Let’s face it, something had to be done. Despite finishing in fifth last season, Tottenham contrived to concede more goals than relegated Hull. The purchase of Toby Alderweireld provided the no-brainer upgrade on Vlad Chiriches, Younes Kaboul and Fazio as Jan Vertonghen’s partner, but moving Dier into midfield was very much the brainer part of the transition from soft underbelly to hard abdominals. Nobody saw it coming.
While no Tottenham fan could be ecstatic with six points from their first five matches, the ‘goals against’ column makes for unusually pleasant reading. With just four goals conceded, only the Premier League’s top three can boast a more miserly record. Dier deserves a large dollop of the credit.
Comparing his tackling statistics with Francis Coquelin illustrates the might of Dier. The Frenchman has been successful with 21 of his 26 tackles while Dier has won the ball with 19 of his 23 attempts – there is a barely a cigarette paper between the pair. And although Coquelin’s passing accuracy is marginally better, it’s safe to say that Dier offers a greater attacking threat. It would be foolish to declare Dier a finished product on the back of clean sheets against Everton and Sunderland, but there is enough evidence to suggest that Pochettino and Tottenham got one thing – if not many more – right this summer.
Dier was not alone in his aggression against Sunderland, who suffered the ignominy of being out-tackled 25-22 by a Tottenham side who could boast the youngest average age (24 years and 135 days) in the Premier League, but it was his discipline that caught the eye. On a weekend when Roy Hodgson admitted that he was monitoring Liverpool’s 19-year-old winger Jordon Ibe, it surely cannot be long before he glances towards White Hart Lane in his quest to find an Englishman to play at the base of his midfield.
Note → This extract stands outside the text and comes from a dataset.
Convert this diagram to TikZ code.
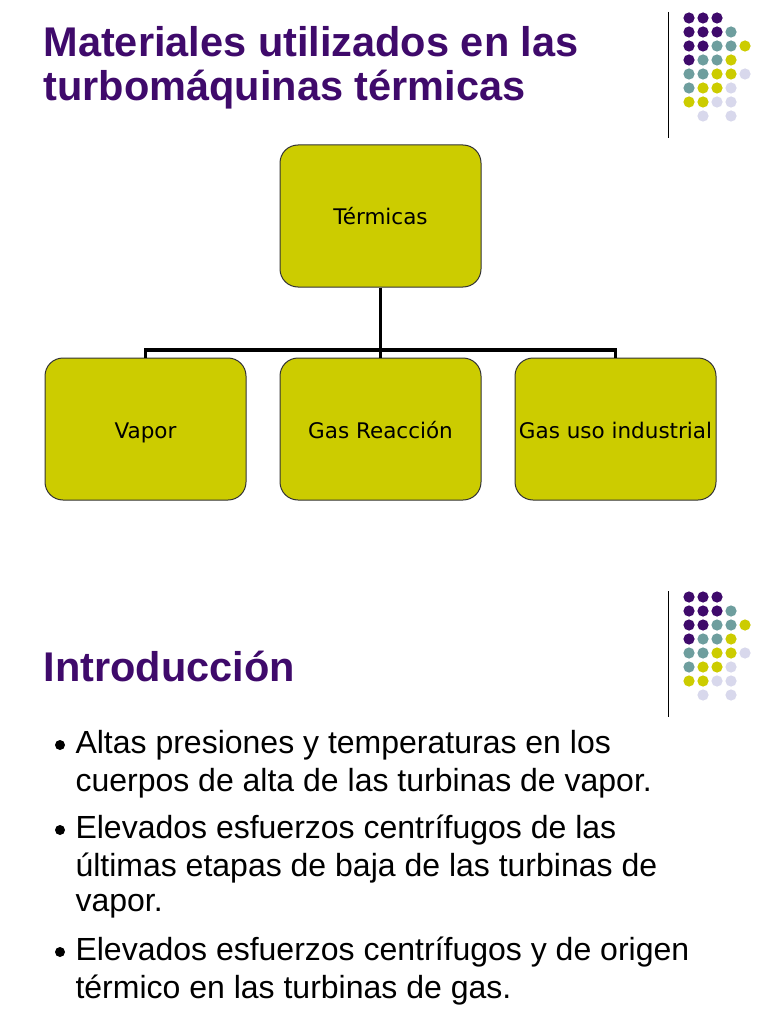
\documentclass[tikz,border=0pt]{standalone}
\usepackage{fontspec}
\setmainfont{Liberation Sans}
\newfontfamily\boxfont{DejaVu Sans}
\definecolor{pur}{HTML}{3F0A6B}
\definecolor{tea}{HTML}{6E9E9E}
\definecolor{yel}{HTML}{CCCC00}
\definecolor{lav}{HTML}{D8D8EC}
\definecolor{boxc}{HTML}{CCCC00}
\begin{document}
\begin{tikzpicture}[x=1pt,y=-1pt,
  bx/.style={draw=black!80,line width=1pt,fill=boxc,rounded corners=18pt,minimum width=201pt,minimum height=142pt,text height=22pt,text depth=4pt,font=\boxfont\fontsize{21.5}{24}\selectfont},
  title/.style={anchor=west,text=pur,font=\bfseries\fontsize{41.5}{48}\selectfont},
  body/.style={anchor=west,font=\fontsize{32}{36}\selectfont},
  conn/.style={line width=3.5pt}]
\useasboundingbox (0,0) rectangle (768,1024);
\fill[white] (0,0) rectangle (768,1024);
% dots
\foreach \oy in {0,579}{
 \draw[line width=1pt] (668,12+\oy) -- (668,138+\oy);
 \foreach \row [count=\r from 0] in {{P,P,P,N,N},{P,P,P,T,N},{P,P,T,T,Y},{P,T,T,Y,N},{T,T,Y,Y,L},{T,Y,Y,L,N},{Y,Y,L,L,N},{N,L,N,L,N}}{
  \foreach \c [count=\k from 0] in \row {
   \if\c P\fill[pur] (689+14*\k,18+14*\r+\oy) circle (5.6);\fi
   \if\c T\fill[tea] (689+14*\k,18+14*\r+\oy) circle (5.6);\fi
   \if\c Y\fill[yel] (689+14*\k,18+14*\r+\oy) circle (5.6);\fi
   \if\c L\fill[lav] (689+14*\k,18+14*\r+\oy) circle (5.6);\fi
  }}}
\node[title] (t1) at (40,42) {Materiales utilizados en las};
\node[title] (t2) at (40,90) {turbomáquinas térmicas};
\node[bx] (top) at (380.5,216) {Térmicas};
\node[bx] (b1) at (145.5,429) {Vapor};
\node[bx] (b2) at (380.5,429) {Gas Reacción};
\node[bx] (b3) at (615.5,429) {Gas uso industrial};
\coordinate (m) at (380.5,350);
\draw[conn] (top.south) -- (m);
\draw[conn] (b1.north) |- (m) -| (b3.north);
\draw[conn] (m) -- (b2.north);
\node[title] (intro) at (40,666) {Introducción};
\foreach \y in {745,830,952} \fill (60,\y) circle (5);
\node[body] (l1) at (72,745) {Altas presiones y temperaturas en los};
\node[body] (l2) at (72,783) {cuerpos de alta de las turbinas de vapor.};
\node[body] (l3) at (72,830) {Elevados esfuerzos centrífugos de las};
\node[body] (l4) at (72,868) {últimas etapas de baja de las turbinas de};
\node[body] (l5) at (72,906) {vapor.};
\node[body] (l6) at (72,952) {Elevados esfuerzos centrífugos y de origen};
\node[body] (l7) at (72,990) {térmico en las turbinas de gas.};
\end{tikzpicture}
\end{document}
“I would look down the line at Dier at Tottenham. He’s a player who could ultimately be the replacement for these two,” said Martin Keown earlier this year. At that juncture he was talking about Gary Cahill and Phil Jagielka, but perhaps Scott Parker would be a more apt comparison. Tottenham fans might be naturally disinclined to worship a tough-tackling midfielder, but in the absence of last season’s Harry Kane or a winger worthy of the name, Dier aggressively but fairly plugs that gap.